* _Task brief_: For the data below, transcribe the part that opens with the line containing "Recreate this image" and closes with the line containing "import pandas as pd", exactly and with no pictures.

Saved entries
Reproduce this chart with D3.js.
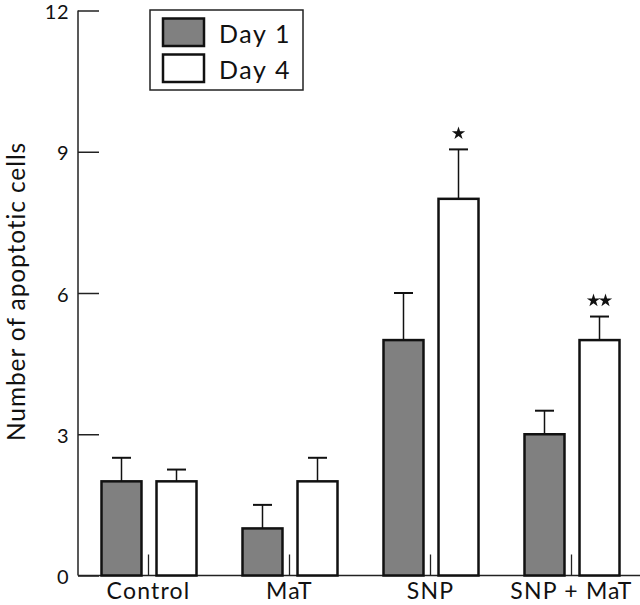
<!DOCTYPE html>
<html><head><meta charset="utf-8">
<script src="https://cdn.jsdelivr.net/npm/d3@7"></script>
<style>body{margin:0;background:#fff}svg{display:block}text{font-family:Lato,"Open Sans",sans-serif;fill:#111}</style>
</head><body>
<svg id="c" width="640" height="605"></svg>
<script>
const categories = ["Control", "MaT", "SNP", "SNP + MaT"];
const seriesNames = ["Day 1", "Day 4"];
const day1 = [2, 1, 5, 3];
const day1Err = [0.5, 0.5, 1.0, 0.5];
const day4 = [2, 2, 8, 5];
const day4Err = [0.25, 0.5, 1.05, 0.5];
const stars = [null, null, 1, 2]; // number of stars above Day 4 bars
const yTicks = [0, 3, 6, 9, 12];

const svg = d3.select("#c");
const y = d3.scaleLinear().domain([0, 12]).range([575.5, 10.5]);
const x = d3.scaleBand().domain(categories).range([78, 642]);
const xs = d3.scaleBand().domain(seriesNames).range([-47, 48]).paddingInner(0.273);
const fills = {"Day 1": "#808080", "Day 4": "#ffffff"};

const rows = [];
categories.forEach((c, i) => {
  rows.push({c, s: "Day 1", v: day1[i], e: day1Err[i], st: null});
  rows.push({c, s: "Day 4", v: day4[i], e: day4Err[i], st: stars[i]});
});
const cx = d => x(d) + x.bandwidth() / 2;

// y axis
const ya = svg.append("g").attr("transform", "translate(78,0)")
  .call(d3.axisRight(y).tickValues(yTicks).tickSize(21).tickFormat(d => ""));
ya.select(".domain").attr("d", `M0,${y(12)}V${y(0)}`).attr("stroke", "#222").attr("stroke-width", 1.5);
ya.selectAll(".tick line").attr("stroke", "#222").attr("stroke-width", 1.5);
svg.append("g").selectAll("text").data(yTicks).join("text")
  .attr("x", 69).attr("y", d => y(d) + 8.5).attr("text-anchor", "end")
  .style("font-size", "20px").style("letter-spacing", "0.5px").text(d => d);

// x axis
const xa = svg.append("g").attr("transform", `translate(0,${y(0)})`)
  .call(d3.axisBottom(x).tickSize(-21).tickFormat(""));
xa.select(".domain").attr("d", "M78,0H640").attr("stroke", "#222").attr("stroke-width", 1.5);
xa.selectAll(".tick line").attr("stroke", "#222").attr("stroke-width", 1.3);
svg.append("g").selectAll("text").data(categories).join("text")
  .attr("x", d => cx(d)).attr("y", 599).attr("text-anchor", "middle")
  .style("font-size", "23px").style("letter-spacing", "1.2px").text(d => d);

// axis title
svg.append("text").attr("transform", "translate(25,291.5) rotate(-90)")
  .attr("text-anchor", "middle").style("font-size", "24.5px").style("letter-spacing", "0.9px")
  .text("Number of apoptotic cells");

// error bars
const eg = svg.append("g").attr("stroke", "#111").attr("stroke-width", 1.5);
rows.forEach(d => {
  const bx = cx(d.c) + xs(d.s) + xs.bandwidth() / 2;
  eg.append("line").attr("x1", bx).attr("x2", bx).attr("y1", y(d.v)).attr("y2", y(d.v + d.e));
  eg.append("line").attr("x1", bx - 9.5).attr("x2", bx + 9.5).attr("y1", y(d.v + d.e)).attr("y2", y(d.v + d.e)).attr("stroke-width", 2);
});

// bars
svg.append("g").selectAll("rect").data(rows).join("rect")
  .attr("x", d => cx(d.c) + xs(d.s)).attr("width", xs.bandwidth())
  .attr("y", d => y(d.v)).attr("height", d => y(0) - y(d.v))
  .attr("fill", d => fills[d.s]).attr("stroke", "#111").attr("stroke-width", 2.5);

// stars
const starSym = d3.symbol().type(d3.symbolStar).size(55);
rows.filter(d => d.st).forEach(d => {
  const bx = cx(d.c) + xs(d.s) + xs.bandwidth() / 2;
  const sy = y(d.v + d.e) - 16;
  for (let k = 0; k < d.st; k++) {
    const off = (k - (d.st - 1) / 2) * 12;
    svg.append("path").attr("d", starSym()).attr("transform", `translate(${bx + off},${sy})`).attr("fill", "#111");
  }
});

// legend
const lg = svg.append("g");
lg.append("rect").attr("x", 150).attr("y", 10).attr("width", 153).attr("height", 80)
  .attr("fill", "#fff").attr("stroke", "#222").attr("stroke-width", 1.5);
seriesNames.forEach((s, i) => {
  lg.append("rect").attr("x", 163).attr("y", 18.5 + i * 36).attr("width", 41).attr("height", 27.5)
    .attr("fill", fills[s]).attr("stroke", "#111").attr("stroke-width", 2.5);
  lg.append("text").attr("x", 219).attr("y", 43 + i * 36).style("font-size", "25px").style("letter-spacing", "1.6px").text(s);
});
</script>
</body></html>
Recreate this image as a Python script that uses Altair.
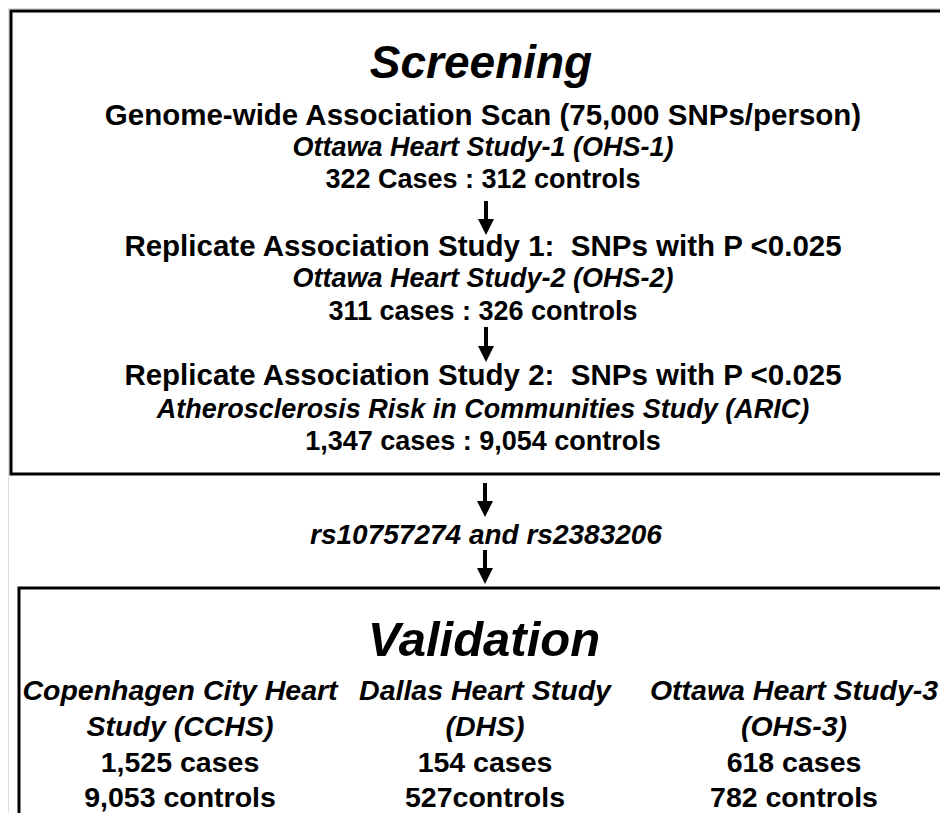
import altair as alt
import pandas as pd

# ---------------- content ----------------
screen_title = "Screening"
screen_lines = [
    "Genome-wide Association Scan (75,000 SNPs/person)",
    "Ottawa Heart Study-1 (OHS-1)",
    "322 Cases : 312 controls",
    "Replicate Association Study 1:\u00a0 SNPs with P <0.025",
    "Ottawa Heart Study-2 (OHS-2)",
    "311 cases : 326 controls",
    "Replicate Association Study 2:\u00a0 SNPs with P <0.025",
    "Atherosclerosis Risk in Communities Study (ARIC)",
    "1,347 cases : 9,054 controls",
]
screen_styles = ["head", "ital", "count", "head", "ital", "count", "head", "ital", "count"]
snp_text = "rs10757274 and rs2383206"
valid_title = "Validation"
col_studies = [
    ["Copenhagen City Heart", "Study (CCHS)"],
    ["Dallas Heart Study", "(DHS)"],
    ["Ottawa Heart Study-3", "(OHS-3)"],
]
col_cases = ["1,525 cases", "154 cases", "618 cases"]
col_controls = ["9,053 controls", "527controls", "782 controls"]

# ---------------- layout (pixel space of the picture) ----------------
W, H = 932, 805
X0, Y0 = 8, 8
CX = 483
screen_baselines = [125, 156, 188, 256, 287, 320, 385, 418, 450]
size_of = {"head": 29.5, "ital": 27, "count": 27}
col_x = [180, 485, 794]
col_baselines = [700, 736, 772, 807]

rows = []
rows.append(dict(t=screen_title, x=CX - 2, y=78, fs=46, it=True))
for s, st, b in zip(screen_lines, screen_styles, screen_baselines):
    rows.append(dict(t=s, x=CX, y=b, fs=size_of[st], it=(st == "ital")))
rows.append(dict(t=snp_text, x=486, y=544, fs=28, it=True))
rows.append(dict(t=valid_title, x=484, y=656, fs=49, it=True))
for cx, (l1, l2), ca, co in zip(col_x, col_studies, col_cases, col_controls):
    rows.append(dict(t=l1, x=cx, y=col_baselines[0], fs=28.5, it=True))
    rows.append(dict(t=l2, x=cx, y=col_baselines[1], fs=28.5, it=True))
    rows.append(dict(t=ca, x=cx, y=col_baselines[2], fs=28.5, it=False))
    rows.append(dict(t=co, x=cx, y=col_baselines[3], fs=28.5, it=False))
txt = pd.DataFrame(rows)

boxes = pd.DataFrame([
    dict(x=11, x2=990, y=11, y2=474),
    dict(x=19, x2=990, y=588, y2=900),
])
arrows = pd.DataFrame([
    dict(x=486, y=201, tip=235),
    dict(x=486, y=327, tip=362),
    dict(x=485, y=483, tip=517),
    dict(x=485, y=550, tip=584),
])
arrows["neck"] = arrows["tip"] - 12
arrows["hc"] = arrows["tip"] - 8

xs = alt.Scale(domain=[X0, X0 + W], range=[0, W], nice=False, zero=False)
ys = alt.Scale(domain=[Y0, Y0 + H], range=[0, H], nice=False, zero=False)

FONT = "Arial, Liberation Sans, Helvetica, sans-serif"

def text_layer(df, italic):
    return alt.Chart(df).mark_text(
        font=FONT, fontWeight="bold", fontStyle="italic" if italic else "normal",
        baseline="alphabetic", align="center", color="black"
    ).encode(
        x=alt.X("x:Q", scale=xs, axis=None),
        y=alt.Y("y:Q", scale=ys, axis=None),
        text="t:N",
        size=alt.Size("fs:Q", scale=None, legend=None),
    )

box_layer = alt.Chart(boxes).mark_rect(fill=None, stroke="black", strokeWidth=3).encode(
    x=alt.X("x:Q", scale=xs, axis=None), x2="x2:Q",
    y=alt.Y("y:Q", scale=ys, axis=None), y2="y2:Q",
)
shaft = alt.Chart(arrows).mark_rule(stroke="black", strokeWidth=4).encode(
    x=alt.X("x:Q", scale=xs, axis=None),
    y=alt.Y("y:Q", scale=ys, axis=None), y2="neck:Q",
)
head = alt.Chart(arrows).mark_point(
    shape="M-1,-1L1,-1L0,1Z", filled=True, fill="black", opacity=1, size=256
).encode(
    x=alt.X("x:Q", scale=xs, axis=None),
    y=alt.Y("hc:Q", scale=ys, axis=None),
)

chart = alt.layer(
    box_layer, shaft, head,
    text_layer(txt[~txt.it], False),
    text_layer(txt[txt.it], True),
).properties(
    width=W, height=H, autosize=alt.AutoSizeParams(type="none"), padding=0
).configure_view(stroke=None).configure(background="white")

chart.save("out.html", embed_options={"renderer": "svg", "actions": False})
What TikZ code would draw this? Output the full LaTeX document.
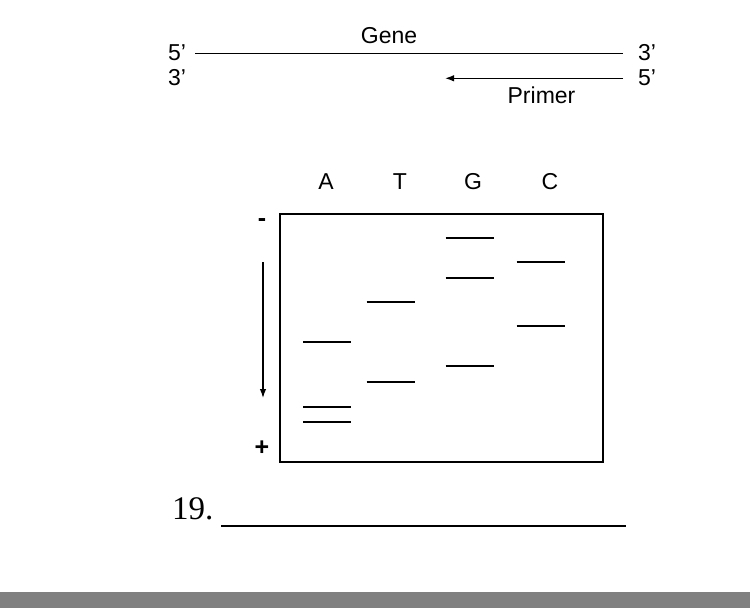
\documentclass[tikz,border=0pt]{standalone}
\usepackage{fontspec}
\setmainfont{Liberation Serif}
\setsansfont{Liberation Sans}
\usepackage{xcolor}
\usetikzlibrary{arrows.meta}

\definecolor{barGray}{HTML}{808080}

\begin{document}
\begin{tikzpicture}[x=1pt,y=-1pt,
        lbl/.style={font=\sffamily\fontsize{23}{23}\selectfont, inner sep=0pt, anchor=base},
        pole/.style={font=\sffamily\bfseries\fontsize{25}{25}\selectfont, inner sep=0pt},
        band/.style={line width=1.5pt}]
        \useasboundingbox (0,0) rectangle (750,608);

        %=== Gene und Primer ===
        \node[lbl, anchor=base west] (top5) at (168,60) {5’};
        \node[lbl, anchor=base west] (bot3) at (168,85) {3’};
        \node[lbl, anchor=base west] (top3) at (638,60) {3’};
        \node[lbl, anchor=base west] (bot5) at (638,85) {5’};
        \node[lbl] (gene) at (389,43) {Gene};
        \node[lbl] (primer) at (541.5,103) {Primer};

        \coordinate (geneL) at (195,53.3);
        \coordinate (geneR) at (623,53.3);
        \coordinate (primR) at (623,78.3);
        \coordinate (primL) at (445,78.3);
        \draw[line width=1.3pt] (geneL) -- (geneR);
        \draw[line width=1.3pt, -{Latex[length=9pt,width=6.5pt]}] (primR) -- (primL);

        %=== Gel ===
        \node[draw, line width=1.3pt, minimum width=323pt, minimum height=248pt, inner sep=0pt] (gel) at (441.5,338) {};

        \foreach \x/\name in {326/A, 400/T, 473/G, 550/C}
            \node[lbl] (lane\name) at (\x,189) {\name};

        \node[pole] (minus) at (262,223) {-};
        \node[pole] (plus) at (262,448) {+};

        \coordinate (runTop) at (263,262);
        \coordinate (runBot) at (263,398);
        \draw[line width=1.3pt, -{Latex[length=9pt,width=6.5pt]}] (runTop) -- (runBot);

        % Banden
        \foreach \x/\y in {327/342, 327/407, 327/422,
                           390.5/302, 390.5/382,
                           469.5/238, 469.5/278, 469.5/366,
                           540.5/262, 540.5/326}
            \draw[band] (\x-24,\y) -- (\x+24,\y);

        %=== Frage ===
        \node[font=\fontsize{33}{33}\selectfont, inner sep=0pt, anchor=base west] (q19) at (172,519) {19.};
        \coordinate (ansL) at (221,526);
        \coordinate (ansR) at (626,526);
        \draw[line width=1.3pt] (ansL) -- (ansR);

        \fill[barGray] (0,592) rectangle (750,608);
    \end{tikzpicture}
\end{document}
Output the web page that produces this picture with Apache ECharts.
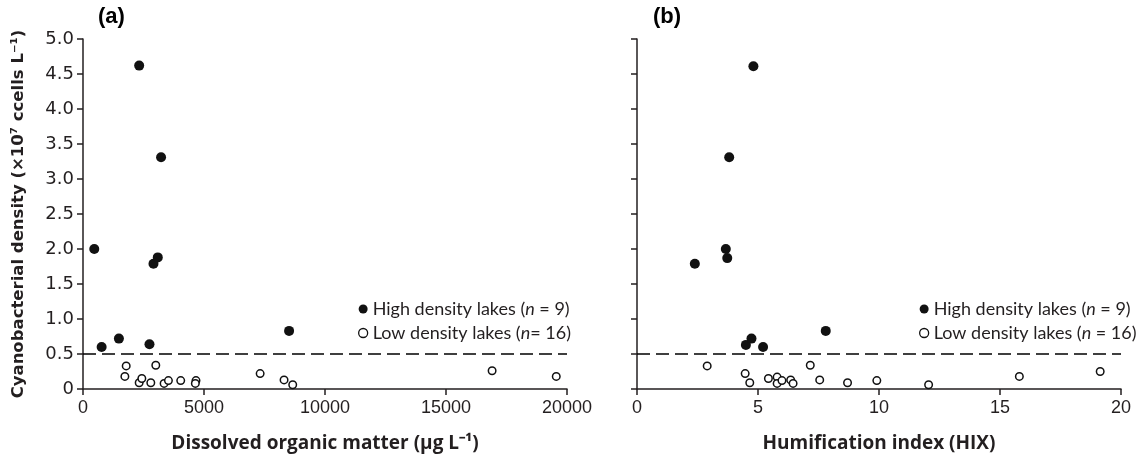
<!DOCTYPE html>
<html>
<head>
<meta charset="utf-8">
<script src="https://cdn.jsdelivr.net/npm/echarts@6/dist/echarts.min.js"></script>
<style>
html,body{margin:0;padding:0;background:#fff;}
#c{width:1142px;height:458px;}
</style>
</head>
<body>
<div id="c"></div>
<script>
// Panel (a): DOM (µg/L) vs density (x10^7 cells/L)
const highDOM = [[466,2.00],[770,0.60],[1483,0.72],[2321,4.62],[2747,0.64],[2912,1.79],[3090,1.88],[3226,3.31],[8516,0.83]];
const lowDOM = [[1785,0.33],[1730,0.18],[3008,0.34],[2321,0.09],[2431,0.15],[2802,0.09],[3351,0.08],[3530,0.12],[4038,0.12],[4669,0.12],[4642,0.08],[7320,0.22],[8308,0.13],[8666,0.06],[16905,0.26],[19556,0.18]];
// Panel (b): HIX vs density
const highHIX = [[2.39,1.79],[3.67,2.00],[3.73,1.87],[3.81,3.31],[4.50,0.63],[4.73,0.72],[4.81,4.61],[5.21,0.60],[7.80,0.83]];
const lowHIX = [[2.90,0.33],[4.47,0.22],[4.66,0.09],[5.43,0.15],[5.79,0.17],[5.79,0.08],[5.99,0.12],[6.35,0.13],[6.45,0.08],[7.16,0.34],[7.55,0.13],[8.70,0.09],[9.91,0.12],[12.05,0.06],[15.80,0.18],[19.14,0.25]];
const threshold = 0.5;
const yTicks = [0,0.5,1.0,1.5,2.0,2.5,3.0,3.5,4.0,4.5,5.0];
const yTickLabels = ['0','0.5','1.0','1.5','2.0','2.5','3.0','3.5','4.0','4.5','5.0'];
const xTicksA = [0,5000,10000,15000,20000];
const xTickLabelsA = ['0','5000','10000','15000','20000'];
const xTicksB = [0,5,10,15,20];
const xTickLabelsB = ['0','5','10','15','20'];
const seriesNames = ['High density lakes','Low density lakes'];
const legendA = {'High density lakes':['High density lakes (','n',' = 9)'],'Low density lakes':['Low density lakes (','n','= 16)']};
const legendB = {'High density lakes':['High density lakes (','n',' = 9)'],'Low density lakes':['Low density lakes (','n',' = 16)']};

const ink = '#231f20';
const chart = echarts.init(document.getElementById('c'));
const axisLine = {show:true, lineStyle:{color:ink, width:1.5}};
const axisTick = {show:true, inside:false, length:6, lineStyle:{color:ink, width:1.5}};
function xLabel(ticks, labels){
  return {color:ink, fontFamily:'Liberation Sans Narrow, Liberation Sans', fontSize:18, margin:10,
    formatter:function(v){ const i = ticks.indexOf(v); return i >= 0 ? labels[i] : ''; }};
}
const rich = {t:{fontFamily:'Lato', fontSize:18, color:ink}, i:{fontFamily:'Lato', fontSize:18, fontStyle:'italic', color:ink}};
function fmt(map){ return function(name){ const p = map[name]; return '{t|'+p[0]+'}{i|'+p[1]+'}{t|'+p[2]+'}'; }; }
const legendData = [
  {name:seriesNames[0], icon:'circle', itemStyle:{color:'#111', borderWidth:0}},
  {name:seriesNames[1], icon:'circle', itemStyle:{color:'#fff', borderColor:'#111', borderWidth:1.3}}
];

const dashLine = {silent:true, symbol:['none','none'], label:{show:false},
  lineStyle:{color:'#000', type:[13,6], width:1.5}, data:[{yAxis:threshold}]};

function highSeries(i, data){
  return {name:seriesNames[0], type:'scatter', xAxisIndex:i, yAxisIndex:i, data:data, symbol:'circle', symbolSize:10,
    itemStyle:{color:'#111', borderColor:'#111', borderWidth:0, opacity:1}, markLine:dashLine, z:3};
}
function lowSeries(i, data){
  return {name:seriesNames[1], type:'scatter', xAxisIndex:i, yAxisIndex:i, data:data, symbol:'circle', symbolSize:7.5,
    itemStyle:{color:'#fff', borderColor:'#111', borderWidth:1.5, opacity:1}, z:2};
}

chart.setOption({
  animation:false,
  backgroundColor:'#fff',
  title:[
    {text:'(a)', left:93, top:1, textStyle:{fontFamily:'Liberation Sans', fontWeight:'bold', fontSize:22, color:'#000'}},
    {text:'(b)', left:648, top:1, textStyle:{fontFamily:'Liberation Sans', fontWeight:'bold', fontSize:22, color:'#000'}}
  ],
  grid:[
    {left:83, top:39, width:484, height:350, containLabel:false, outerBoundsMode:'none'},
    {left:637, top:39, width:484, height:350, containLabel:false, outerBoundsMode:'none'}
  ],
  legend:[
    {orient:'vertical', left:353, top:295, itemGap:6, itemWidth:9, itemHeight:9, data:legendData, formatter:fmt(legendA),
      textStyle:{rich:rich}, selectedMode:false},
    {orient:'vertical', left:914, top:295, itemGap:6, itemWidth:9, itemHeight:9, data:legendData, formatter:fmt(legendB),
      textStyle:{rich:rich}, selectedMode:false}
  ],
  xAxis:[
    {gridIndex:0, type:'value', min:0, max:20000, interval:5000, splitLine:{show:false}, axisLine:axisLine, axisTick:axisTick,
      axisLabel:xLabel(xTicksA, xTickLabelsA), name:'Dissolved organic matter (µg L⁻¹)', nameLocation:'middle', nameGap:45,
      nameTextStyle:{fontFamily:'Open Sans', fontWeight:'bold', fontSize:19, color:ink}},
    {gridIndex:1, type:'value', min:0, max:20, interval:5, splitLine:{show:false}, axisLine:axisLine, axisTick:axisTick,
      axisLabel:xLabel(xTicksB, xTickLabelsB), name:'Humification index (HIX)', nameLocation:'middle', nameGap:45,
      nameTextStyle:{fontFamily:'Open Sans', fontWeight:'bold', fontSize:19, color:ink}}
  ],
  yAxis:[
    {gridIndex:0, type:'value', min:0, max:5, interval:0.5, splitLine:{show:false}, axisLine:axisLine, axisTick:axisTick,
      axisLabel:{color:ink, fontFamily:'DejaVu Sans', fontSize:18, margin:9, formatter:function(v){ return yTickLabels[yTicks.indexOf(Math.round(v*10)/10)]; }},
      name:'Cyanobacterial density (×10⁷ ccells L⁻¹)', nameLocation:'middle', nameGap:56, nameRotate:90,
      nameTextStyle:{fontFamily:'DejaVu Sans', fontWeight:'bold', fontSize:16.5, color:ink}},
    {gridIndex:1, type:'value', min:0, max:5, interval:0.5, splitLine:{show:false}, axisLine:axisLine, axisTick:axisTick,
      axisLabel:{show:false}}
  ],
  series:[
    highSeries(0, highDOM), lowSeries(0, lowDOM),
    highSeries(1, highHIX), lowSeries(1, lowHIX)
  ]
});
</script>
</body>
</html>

* _Exercise output_:
Recreate this image as a Python script that uses Altair.
import altair as alt
import pandas as pd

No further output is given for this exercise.